**What you should do**
Extract each line containing the string "recreates".

* Start Recorded information *

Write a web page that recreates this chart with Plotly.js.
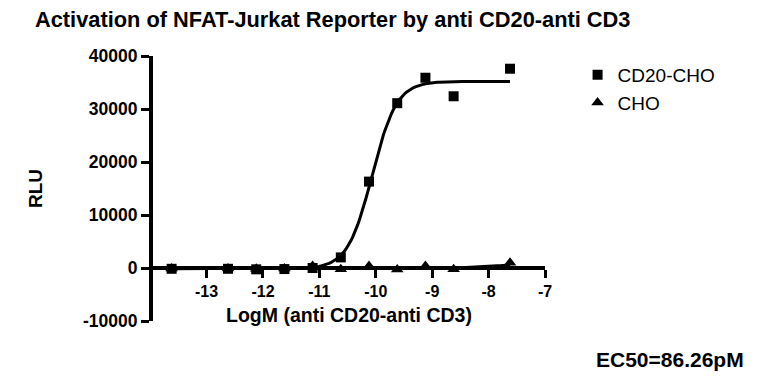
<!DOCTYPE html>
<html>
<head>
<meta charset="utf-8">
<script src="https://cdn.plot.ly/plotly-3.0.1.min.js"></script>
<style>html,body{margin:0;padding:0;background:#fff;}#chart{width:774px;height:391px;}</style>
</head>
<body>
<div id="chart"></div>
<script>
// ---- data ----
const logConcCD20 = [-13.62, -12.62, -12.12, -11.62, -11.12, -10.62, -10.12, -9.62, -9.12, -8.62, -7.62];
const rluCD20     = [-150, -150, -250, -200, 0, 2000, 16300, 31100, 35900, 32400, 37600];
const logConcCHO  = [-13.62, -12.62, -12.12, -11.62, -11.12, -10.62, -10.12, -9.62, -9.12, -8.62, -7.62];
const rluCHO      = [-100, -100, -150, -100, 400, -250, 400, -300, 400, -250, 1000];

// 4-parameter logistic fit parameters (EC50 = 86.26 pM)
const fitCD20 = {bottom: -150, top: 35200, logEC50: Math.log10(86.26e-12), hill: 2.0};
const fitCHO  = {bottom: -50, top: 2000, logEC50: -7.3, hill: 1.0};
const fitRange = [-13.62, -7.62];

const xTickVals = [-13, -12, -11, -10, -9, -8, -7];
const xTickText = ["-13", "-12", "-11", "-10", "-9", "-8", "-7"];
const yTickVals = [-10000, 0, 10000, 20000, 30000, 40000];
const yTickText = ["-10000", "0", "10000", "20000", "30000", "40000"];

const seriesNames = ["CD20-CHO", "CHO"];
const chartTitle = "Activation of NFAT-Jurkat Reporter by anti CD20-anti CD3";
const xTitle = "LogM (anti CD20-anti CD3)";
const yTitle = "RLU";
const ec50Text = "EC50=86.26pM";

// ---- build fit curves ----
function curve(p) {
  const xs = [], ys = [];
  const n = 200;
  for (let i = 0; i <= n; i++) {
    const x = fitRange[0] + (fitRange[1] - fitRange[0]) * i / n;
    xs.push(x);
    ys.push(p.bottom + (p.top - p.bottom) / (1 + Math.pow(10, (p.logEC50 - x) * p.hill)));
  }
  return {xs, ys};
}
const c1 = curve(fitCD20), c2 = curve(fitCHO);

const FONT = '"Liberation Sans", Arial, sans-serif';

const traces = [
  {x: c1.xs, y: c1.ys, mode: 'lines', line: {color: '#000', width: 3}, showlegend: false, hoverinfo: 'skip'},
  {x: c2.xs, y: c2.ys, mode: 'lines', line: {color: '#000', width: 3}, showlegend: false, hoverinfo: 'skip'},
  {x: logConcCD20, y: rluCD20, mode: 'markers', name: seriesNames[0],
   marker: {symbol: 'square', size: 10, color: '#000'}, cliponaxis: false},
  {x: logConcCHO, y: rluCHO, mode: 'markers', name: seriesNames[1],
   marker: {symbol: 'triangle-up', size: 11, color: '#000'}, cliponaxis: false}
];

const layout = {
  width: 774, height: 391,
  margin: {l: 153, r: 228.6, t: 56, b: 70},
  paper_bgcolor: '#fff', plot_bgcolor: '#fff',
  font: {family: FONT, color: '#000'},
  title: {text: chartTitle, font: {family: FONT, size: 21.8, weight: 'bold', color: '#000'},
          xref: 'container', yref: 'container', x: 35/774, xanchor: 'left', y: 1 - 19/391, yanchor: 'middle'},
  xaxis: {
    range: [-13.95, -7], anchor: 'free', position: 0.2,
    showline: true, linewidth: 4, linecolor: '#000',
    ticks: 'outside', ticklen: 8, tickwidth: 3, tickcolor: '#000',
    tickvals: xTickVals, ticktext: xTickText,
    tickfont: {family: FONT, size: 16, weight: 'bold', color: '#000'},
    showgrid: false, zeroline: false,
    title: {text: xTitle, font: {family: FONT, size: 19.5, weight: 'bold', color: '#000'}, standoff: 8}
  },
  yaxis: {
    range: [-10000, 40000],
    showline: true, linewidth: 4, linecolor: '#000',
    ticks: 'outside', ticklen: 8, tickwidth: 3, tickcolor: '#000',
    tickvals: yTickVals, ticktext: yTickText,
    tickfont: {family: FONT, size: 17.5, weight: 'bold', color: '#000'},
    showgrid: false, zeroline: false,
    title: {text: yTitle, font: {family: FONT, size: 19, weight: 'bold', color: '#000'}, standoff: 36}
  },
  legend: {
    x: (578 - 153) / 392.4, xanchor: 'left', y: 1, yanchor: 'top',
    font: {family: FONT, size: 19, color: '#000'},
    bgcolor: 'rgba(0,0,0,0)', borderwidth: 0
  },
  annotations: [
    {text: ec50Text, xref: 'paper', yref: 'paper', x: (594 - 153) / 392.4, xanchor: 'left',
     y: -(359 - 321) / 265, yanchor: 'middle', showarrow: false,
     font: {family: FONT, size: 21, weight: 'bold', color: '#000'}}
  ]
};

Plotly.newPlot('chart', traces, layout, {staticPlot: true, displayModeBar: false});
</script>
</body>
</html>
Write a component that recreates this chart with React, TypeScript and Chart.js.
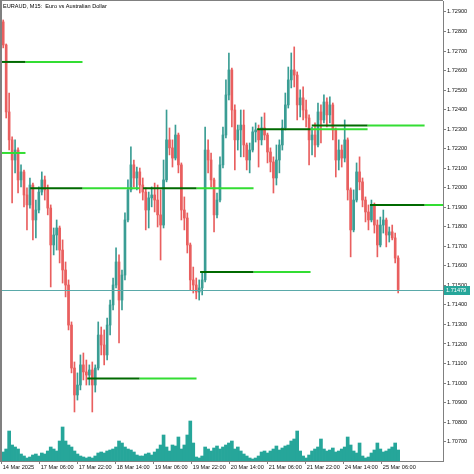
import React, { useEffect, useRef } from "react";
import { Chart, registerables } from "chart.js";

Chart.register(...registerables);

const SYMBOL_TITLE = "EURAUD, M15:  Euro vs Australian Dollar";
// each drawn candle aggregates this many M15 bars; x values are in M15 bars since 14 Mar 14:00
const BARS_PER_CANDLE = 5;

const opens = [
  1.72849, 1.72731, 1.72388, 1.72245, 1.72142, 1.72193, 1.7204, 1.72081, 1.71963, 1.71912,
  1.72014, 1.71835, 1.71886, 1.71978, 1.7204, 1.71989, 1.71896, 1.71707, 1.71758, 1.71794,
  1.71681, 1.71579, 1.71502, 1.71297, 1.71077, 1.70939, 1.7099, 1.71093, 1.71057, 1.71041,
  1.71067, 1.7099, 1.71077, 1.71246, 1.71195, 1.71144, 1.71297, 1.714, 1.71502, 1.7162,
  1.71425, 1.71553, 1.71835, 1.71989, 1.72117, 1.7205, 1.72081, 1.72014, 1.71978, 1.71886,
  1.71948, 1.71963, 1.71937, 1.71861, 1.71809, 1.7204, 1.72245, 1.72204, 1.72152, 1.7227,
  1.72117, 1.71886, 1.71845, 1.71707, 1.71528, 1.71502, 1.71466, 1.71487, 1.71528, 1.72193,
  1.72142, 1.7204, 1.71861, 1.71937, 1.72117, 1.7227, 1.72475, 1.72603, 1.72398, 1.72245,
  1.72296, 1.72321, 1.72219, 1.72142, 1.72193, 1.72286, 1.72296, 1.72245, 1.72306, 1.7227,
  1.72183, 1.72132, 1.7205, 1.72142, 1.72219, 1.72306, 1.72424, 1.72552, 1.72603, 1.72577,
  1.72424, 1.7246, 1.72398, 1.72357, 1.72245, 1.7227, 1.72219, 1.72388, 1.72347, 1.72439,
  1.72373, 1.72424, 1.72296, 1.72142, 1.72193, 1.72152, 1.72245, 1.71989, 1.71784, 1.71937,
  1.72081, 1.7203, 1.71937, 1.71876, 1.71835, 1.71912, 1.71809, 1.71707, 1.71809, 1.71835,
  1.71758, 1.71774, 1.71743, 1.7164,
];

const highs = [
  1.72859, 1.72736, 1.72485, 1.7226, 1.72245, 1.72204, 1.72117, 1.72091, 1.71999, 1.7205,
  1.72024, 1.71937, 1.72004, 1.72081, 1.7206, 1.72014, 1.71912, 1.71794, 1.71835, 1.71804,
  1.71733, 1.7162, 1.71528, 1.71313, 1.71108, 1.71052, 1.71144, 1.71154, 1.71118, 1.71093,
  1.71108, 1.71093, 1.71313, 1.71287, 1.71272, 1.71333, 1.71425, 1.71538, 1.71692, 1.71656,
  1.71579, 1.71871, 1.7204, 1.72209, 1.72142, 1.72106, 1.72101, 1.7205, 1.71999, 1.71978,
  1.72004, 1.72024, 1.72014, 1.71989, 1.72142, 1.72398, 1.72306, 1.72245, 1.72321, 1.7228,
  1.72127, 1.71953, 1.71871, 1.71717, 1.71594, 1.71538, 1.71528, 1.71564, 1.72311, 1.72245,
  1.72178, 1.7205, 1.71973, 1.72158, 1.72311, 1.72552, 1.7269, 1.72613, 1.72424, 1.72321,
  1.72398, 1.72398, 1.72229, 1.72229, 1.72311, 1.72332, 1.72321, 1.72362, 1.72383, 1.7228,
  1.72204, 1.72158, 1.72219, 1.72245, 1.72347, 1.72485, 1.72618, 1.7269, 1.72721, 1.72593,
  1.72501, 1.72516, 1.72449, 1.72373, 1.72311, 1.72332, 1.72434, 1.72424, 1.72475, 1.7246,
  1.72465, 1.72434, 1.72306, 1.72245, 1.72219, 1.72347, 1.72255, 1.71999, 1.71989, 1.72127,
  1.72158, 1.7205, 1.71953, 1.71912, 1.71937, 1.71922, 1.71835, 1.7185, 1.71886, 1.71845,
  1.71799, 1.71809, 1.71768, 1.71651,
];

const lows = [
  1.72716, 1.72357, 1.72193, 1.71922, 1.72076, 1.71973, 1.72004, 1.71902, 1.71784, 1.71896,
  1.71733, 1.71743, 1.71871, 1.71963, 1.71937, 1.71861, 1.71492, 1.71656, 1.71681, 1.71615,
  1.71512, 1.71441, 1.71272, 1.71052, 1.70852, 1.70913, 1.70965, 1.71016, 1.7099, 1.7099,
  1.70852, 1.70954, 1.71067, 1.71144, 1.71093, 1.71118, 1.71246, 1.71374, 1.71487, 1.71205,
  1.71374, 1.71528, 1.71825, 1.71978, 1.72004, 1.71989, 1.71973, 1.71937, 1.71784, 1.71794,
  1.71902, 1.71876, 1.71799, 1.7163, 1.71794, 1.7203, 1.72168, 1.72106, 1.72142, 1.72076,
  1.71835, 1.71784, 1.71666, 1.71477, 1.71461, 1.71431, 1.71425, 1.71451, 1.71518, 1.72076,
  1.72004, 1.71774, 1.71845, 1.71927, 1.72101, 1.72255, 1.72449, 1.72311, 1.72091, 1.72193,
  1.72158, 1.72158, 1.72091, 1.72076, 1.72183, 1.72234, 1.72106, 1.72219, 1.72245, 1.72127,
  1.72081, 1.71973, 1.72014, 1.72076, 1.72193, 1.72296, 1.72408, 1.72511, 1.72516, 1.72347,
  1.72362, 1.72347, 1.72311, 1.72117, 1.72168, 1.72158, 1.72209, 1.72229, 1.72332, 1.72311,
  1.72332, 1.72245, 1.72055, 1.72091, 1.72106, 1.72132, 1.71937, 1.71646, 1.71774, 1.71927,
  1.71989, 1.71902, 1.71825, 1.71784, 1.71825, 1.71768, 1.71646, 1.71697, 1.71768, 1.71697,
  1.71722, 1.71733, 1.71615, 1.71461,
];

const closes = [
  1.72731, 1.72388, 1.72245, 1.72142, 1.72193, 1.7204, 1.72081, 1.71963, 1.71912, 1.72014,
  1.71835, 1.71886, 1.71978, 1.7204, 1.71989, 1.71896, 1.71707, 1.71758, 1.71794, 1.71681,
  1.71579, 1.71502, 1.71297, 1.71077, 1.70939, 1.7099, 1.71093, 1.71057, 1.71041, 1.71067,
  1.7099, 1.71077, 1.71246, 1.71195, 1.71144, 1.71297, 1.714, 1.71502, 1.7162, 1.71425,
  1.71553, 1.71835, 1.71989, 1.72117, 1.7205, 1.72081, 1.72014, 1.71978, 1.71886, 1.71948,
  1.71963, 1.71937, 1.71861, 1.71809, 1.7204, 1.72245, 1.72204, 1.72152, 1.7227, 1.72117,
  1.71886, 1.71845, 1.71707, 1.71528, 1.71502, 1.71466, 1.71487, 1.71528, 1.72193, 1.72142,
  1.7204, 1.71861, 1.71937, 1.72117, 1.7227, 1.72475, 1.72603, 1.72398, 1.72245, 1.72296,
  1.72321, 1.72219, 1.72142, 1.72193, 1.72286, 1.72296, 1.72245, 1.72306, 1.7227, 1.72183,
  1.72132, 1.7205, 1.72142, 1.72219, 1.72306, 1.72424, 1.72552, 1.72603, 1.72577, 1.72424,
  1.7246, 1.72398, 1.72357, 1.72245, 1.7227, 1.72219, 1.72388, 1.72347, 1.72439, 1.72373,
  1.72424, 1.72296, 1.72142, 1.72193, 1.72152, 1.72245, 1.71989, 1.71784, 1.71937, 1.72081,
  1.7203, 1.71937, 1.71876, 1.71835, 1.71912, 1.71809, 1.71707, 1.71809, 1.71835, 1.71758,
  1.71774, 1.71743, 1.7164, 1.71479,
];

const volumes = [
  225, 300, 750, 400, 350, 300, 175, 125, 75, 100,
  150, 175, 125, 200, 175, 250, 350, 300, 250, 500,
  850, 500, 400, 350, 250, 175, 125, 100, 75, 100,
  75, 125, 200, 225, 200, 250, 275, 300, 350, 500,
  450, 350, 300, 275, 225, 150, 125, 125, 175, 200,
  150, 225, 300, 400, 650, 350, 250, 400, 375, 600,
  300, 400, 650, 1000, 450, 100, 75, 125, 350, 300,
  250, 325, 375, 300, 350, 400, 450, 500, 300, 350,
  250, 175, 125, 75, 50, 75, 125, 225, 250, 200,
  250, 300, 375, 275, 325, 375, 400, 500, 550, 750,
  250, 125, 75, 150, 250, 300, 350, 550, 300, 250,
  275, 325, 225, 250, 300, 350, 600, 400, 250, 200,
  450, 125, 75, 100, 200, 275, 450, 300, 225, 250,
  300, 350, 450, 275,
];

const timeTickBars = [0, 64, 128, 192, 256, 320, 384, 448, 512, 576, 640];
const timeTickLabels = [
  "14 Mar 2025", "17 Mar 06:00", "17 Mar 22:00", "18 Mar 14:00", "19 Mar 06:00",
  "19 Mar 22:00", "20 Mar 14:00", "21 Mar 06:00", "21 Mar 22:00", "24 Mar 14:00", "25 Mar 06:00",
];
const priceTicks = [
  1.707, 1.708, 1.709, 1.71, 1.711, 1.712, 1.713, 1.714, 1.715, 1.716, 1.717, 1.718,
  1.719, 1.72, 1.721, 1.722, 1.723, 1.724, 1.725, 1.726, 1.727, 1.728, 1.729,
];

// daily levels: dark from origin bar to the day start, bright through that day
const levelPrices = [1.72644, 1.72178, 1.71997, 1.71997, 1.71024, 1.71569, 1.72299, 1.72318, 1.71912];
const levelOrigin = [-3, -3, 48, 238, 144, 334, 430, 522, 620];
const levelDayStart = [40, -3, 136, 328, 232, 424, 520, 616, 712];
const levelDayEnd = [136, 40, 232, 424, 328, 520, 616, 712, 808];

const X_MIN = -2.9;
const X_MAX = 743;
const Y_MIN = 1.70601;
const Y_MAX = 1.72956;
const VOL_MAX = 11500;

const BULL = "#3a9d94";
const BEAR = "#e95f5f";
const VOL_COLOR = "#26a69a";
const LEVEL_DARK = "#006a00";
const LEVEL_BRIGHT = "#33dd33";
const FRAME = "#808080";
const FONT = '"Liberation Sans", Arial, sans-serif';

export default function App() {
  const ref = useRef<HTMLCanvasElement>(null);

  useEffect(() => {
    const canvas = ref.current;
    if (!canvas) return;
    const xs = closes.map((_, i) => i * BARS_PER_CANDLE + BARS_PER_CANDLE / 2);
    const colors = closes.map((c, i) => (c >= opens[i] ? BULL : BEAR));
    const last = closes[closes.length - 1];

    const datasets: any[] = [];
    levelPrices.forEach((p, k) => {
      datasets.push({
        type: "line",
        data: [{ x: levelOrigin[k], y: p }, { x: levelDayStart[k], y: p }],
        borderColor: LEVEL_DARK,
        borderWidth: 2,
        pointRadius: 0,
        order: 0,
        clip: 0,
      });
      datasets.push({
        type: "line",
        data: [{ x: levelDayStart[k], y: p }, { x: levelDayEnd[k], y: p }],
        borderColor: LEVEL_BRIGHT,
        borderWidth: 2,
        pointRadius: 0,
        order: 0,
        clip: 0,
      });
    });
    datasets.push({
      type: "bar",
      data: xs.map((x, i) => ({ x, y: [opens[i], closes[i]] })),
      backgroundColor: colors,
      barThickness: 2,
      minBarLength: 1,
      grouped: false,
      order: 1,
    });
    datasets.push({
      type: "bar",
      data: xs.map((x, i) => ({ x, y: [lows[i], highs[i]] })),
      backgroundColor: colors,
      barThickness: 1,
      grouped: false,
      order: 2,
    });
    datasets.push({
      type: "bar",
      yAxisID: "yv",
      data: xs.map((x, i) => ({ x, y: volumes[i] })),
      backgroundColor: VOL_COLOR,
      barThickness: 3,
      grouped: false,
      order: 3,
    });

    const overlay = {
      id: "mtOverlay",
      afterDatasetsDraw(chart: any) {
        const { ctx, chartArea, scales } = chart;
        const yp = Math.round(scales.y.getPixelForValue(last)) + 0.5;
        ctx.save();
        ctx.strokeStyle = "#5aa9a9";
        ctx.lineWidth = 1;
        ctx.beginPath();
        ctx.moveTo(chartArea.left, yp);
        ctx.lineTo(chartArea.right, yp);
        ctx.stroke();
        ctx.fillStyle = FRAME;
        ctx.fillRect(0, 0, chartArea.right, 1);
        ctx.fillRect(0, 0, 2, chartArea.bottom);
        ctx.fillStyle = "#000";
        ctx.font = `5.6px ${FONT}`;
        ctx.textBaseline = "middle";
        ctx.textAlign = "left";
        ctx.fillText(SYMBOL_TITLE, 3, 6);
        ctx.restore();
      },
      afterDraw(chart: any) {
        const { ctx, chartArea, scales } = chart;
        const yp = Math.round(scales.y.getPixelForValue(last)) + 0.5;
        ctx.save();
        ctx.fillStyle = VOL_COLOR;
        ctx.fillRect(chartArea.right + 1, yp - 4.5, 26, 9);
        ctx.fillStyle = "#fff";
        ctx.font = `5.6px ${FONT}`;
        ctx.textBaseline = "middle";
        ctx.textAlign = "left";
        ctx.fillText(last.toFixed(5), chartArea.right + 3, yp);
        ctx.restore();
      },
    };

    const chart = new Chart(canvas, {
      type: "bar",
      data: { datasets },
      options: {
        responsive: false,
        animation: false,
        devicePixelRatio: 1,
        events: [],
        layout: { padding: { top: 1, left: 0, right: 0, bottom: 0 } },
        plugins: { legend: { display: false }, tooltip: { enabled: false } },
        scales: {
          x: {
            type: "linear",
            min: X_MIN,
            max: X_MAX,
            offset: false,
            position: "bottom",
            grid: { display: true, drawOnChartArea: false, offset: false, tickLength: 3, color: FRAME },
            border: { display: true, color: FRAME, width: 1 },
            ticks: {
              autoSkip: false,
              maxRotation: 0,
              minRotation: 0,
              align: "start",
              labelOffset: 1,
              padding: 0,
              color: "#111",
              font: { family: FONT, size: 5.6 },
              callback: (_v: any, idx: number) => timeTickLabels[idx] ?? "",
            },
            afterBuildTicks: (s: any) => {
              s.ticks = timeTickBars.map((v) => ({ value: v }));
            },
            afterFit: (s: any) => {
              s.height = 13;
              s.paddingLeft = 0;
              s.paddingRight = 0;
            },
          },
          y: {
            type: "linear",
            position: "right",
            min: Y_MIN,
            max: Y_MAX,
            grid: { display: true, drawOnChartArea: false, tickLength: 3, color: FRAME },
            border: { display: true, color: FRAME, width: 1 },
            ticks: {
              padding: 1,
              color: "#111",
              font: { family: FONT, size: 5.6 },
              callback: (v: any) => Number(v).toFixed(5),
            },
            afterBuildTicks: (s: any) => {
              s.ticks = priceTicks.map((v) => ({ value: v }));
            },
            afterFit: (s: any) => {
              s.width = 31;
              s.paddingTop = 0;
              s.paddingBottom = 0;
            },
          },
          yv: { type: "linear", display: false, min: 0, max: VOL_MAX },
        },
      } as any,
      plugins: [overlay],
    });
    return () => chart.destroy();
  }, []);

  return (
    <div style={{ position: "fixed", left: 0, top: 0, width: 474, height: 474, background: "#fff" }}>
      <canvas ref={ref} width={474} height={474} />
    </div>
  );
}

* End Recorded information *

**Response to this task**
Write a web page that recreates this chart with Plotly.js.
Write a component that recreates this chart with React, TypeScript and Chart.js.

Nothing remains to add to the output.